Income from property is subject to a 25% withholding tax under Part XIII of the Income Tax Act. However, this rate may be reduced under tax treaties between Canada and the taxpayer’s country of residence.
When Do Non-Residents Need to File a Tax Return?
Non-residents must file a Canadian tax return in the following situations:
- Taxable Canadian Income Under Part I:
- Employment or business income earned in Canada.
- Taxable Canadian scholarships, bursaries, and research grants.
- Income from services provided in Canada.
- Taxable capital gains from selling Taxable Canadian Property (e.g., real estate).
- Disposing of Taxable Canadian Property:
- Non-residents disposing of Canadian real property or other taxable Canadian property must file a tax return to report the capital gains or losses.
Elective Non-Resident Tax Returns
Non-residents may choose to file a T1-NR tax return in certain scenarios to optimize their tax liability. The Income Tax Act provides the following elective returns:
- Section 216:
- For rental income from Canadian real property or timber royalties.

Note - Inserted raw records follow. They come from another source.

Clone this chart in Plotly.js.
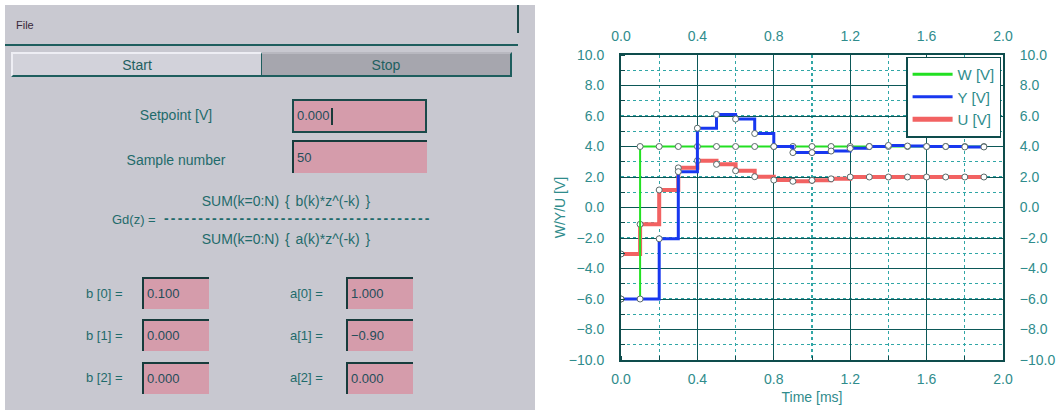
<!DOCTYPE html>
<html>
<head>
<meta charset="utf-8">
<script src="https://cdn.plot.ly/plotly-3.0.1.min.js"></script>
<style>
  html, body { margin:0; padding:0; background:#ffffff; width:1061px; height:410px; overflow:hidden; }
  #chart { position:absolute; left:0; top:0; width:1061px; height:410px; }
  #panel { position:absolute; left:5px; top:5px; width:530px; height:405px; background:#c8c8d0; z-index:5;
           font-family:"Liberation Sans", Arial, sans-serif; font-size:13px; color:#1f6b6b; }
  .abs { position:absolute; white-space:pre; }
  .menubar { left:0; top:0; width:513px; height:39px; background:#c9c9d1; border-bottom:2px solid #1e5e5e; }
  .btn { top:47px; height:25px; line-height:23px; text-align:center; font-size:14px; color:#1f6060; box-sizing:border-box; }
  .start { left:6px; width:251px; background:#d2d2da; border-top:2px solid #eeeef4; border-left:2px solid #eeeef4; border-bottom:2px solid #1e5e5e; border-right:1px solid #1e5e5e; }
  .stop { left:257px; width:250px; background:#a6a6ae; border-top:2px solid #b8b8c0; border-bottom:2px solid #1e5e5e; border-right:2px solid #1e5e5e; }
  .box { background:#d59cab; box-sizing:border-box; border-top:2px solid #173c3c; border-left:2px solid #173c3c; padding-left:3px; color:#244e5a; font-size:13px; }
  .focus { border:2px solid #1a4a4a; }
  .lbl { text-align:center; }
</style>
</head>
<body>
<div id="chart"></div>
<div id="panel">
  <div class="abs menubar"></div>
  <div class="abs" style="left:512px;top:0px;width:2px;height:28px;background:#1e4a4a;"></div>
  <div class="abs" style="left:11px;top:14px;font-size:11px;color:#3a2a3a;">File</div>
  <div class="abs btn start">Start</div>
  <div class="abs btn stop">Stop</div>

  <div class="abs lbl" style="left:101px;top:102px;width:140px;font-size:14px;">Setpoint [V]</div>
  <div class="abs box focus" style="left:287px;top:94px;width:135px;height:34px;line-height:30px;">0.000<span style="display:inline-block;width:2px;height:17px;background:#1a3a3a;vertical-align:middle;margin-left:1px;"></span></div>
  <div class="abs lbl" style="left:101px;top:147px;width:140px;font-size:14px;">Sample number</div>
  <div class="abs box" style="left:287px;top:135px;width:135px;height:33px;line-height:31px;">50</div>

  <div class="abs lbl" style="left:161px;top:188px;width:240px;font-size:14px;word-spacing:2px;">SUM(k=0:N) { b(k)*z^(-k) }</div>
  <div class="abs" style="left:107px;top:207px;font-size:13px;">Gd(z) = </div>
  <div class="abs" style="left:159px;top:205px;font-size:14px;letter-spacing:2.2px;font-weight:bold;">---------------------------------------</div>
  <div class="abs lbl" style="left:161px;top:226px;width:240px;font-size:14px;word-spacing:2px;">SUM(k=0:N) { a(k)*z^(-k) }</div>

  <div class="abs" style="left:81px;top:281px;">b [0] =</div>
  <div class="abs box" style="left:137px;top:272px;width:67px;height:32px;line-height:30px;">0.100</div>
  <div class="abs" style="left:81px;top:323px;">b [1] =</div>
  <div class="abs box" style="left:137px;top:314px;width:67px;height:32px;line-height:30px;">0.000</div>
  <div class="abs" style="left:81px;top:365px;">b [2] =</div>
  <div class="abs box" style="left:137px;top:357px;width:67px;height:32px;line-height:30px;">0.000</div>

  <div class="abs" style="left:285px;top:281px;">a[0] =</div>
  <div class="abs box" style="left:341px;top:272px;width:67px;height:32px;line-height:30px;">1.000</div>
  <div class="abs" style="left:285px;top:323px;">a[1] =</div>
  <div class="abs box" style="left:341px;top:314px;width:67px;height:32px;line-height:30px;">−0.90</div>
  <div class="abs" style="left:285px;top:365px;">a[2] =</div>
  <div class="abs box" style="left:341px;top:357px;width:67px;height:32px;line-height:30px;">0.000</div>
</div>
<script>
// Sample times [ms]
var time = [0.0, 0.1, 0.2, 0.3, 0.4, 0.5, 0.6, 0.7, 0.8, 0.9, 1.0, 1.1, 1.2, 1.3, 1.4, 1.5, 1.6, 1.7, 1.8, 1.9];
// Setpoint W [V]
var wValues = [-6.0, 4.0, 4.0, 4.0, 4.0, 4.0, 4.0, 4.0, 4.0, 4.0, 4.0, 4.0, 4.0, 4.0, 4.0, 4.0, 4.0, 4.0, 4.0, 4.0];
// Output Y [V]
var yValues = [-6.0, -6.0, -2.05, 2.35, 5.2, 6.1, 5.8, 4.85, 4.0, 3.6, 3.6, 3.7, 3.88, 4.0, 4.07, 4.03, 4.0, 4.0, 3.97, 3.97];
// Control U [V]
var uValues = [-3.05, -1.1, 1.15, 2.6, 3.07, 2.83, 2.41, 2.02, 1.8, 1.72, 1.78, 1.88, 2.0, 2.0, 2.0, 2.0, 2.0, 2.0, 2.0, 2.0];
var seriesNames = ['W [V]', 'Y [V]', 'U [V]'];
var seriesColors = ['#22e022', '#1838f0', '#f26262'];
var xTicks = [0.0, 0.4, 0.8, 1.2, 1.6, 2.0];
var yTicks = [-10, -8, -6, -4, -2, 0, 2, 4, 6, 8, 10];

var teal = '#2f8c8c';
var font = {family: '"Liberation Sans", Arial, sans-serif', size: 14, color: teal};
var legendFont = {family: '"Liberation Sans", Arial, sans-serif', size: 15, color: teal};
var marker = {symbol: 'circle', size: 6, color: '#ffffff', line: {color: '#5a6a6a', width: 1}};

var traces = [
  {x: time, y: uValues, name: seriesNames[2], type: 'scatter', mode: 'lines+markers', line: {shape: 'hv', color: seriesColors[2], width: 4}, marker: marker, showlegend: false},
  {x: time, y: wValues, name: seriesNames[0], type: 'scatter', mode: 'lines+markers', line: {shape: 'hv', color: seriesColors[0], width: 2}, marker: marker, showlegend: false},
  {x: time, y: yValues, name: seriesNames[1], type: 'scatter', mode: 'lines+markers', line: {shape: 'hv', color: seriesColors[1], width: 3}, marker: marker, showlegend: false},
  // legend entries (line only, no marker)
  {x: [null], y: [null], name: seriesNames[0], type: 'scatter', mode: 'lines', line: {color: seriesColors[0], width: 3}, legendrank: 1},
  {x: [null], y: [null], name: seriesNames[1], type: 'scatter', mode: 'lines', line: {color: seriesColors[1], width: 3}, legendrank: 2},
  {x: [null], y: [null], name: seriesNames[2], type: 'scatter', mode: 'lines', line: {color: seriesColors[2], width: 5}, legendrank: 3},
  {x: [0, 2], y: [-10, 10], xaxis: 'x2', yaxis: 'y2', mode: 'markers', marker: {opacity: 0}, showlegend: false, hoverinfo: 'skip'}
];

function axisBase(ticks) {
  return {
    tickmode: 'array', tickvals: ticks, tickformat: '.1f',
    ticks: '', tickfont: font, zeroline: false,
    showline: true, linecolor: '#0e4c4c', linewidth: 2, mirror: true
  };
}

var xa = Object.assign(axisBase(xTicks), {
  range: [0, 2], showgrid: true, gridcolor: '#0c5858', gridwidth: 1,
  minor: {dtick: 0.2, tick0: 0, showgrid: true, gridcolor: '#30a6a6', griddash: '3px,3px', gridwidth: 1.4, ticks: 'inside', ticklen: 4, tickcolor: '#0e4c4c'},
  ticklabelstandoff: 5,
  title: {text: 'Time [ms]', font: font, standoff: 6}
});
var xa2 = Object.assign(axisBase(xTicks), {
  range: [0, 2], overlaying: 'x', side: 'top', showgrid: false, ticklabelstandoff: 6
});
var ya = Object.assign(axisBase(yTicks), {
  range: [-10, 10], showgrid: true, gridcolor: '#0c5858', gridwidth: 1,
  minor: {dtick: 1, tick0: 0, showgrid: true, gridcolor: '#30a6a6', griddash: '3px,3px', gridwidth: 1.4, ticks: 'inside', ticklen: 4, tickcolor: '#0e4c4c'},
  ticklabelstandoff: 12,
  title: {text: 'W/Y/U [V]', font: font, standoff: 0}
});
var ya2 = Object.assign(axisBase(yTicks), {
  range: [-10, 10], overlaying: 'y', side: 'right', showgrid: false, ticklabelstandoff: 12
});

var layout = {
  width: 1061, height: 410,
  margin: {l: 621, r: 58, t: 55, b: 50, pad: 0},
  paper_bgcolor: '#ffffff', plot_bgcolor: '#ffffff',
  font: font,
  showlegend: true,
  legend: {x: 0.995, xanchor: 'right', y: 0.995, yanchor: 'top', bgcolor: '#ffffff', bordercolor: '#0e4c4c', borderwidth: 1.5,
           font: legendFont, itemwidth: 40, tracegroupgap: 0},
  xaxis: xa, xaxis2: xa2, yaxis: ya, yaxis2: ya2
};

Plotly.newPlot('chart', traces, layout, {displayModeBar: false, staticPlot: true});
</script>
</body>
</html>
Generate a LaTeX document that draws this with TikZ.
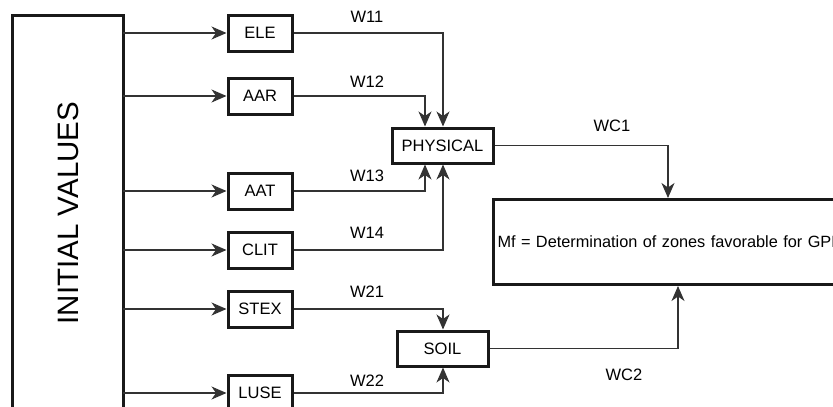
\documentclass[tikz,border=0pt]{standalone}
\usepackage{fontspec}
\setmainfont{Liberation Sans}
\usetikzlibrary{arrows.meta}
\begin{document}
\begin{tikzpicture}[x=1pt,y=-1pt,
  box/.style={draw=black!90, line width=3pt, minimum width=64pt, minimum height=36pt, inner sep=0pt, font=\fontsize{16.5}{18}\selectfont},
  conn/.style={draw=black!80, line width=1.1pt},
  arr/.style={conn, -{Stealth[length=15pt,width=13pt,inset=4.5pt]}},
  lbl/.style={font=\fontsize{16.5}{18}\selectfont, inner sep=0pt}]
\useasboundingbox (0,0) rectangle (833,407);
\clip (0,0) rectangle (833,407);
% left big box
\draw[draw=black!90, line width=3pt] (12,15) rectangle (123,430);
\coordinate (iv) at (123,0);
\node[rotate=90, font=\fontsize{29.5}{32}\selectfont, inner sep=0pt] (ivtext) at (68,213) {INITIAL VALUES};
% input boxes
\node[box] (ele)  at (260,33)  {ELE};
\node[box] (aar)  at (260,96)  {AAR};
\node[box] (aat)  at (260,191) {AAT};
\node[box] (clit) at (260,250) {CLIT};
\node[box] (stex) at (260,309) {STEX};
\node[box] (luse) at (260,393) {LUSE};
% aggregators
\node[box, minimum width=101pt, minimum height=35pt] (phys) at (442.5,145.5) {PHYSICAL};
\node[box, minimum width=91pt, minimum height=35pt] (soil) at (442.5,348.5) {SOIL};
\node[box, minimum width=378pt, minimum height=85pt, anchor=north west, text width=370pt, align=left, inner xsep=3pt, font=\fontsize{16.3}{18}\selectfont] (mf) at (492,198) {Mf = Determination of zones favorable for GPR};
% arrows from initial values
\foreach \n in {ele,aar,aat,clit,stex,luse}{
  \draw[arr] (iv |- \n.west) -- (\n.west);
}
% helper coordinates
\coordinate (xa) at (425,0);
\coordinate (xb) at (443,0);
\coordinate (xc1) at (668,0);
\coordinate (xc2) at (678,0);
% weights to physical
\draw[arr] (ele.east) -| (xb |- phys.north);
\draw[arr] (aar.east) -| (xa |- phys.north);
\draw[arr] (aat.east) -| (xa |- phys.south);
\draw[arr] (clit.east) -| (xb |- phys.south);
% weights to soil
\draw[arr] (stex.east) -| (xb |- soil.north);
\draw[arr] (luse.east) -| (xb |- soil.south);
% to mf
\draw[arr] (phys.east) -| (xc1 |- mf.north);
\draw[arr] (soil.east) -| (xc2 |- mf.south);
% labels
\node[lbl] (w11) at (367,17) {W11};
\node[lbl] (w12) at (367,82) {W12};
\node[lbl] (w13) at (367,176) {W13};
\node[lbl] (w14) at (367,233) {W14};
\node[lbl] (w21) at (367,292) {W21};
\node[lbl] (w22) at (367,381) {W22};
\node[lbl] (wc1) at (612,126) {WC1};
\node[lbl] (wc2) at (624,375) {WC2};
\end{tikzpicture}
\end{document}
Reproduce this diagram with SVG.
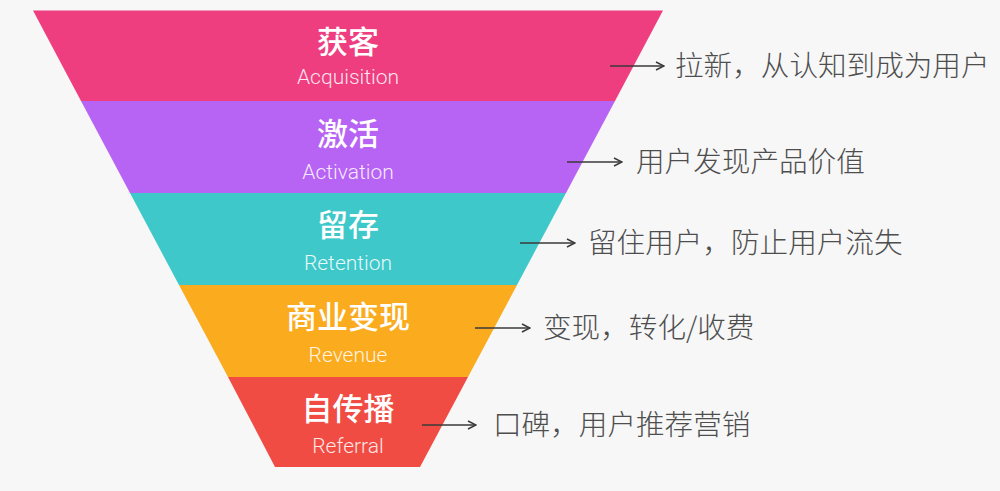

- Allows non-residents to pay tax on net income instead of gross income, reducing overall liability.
- Section 216.1:
- For income earned by non-resident actors for services rendered in Canada.
- Section 217:
- For income from Canadian pensions, Old Age Security (OAS), or other similar property income.
- Section 218.3:
- For reporting losses on the disposition of Canadian mutual fund investments.
What Is Taxable Canadian Property?
Taxable Canadian property (TCP) includes:
- Real property located in Canada.
- Shares of private Canadian corporations.
- Certain resource properties.
Mandatory Filing:
Non-residents who dispose of taxable Canadian property must file a tax return, regardless of whether the disposition results in a gain or a loss.
Tax Filing Tips for Non-Residents
- Understand Your Filing Obligations:
- Determine whether you are required to file or if electing to file could reduce your tax liability.
- Leverage Tax Treaties:
- Review applicable tax treaties to understand reduced withholding rates and avoid double taxation.
- Optimize Rental Income Filing:
- Use Section 216 elections to pay tax on net rental income instead of gross income.
- Maintain Accurate Records:
- Keep documentation of income sources, property dispositions, and taxes paid to avoid future disputes.
- Consult a Tax Professional:
- Seek expert guidance to ensure compliance with Canadian tax laws and to take advantage of available deductions and credits.
Conclusion
Non-residents of Canada face unique tax obligations and opportunities. Understanding when to file a tax return, when to elect to file, and how to report Canadian-source income is essential for compliance and financial optimization.
For specific advice tailored to your situation, consult a tax professional to ensure you meet your filing requirements and minimize your tax liability.
This article is written for educational purposes.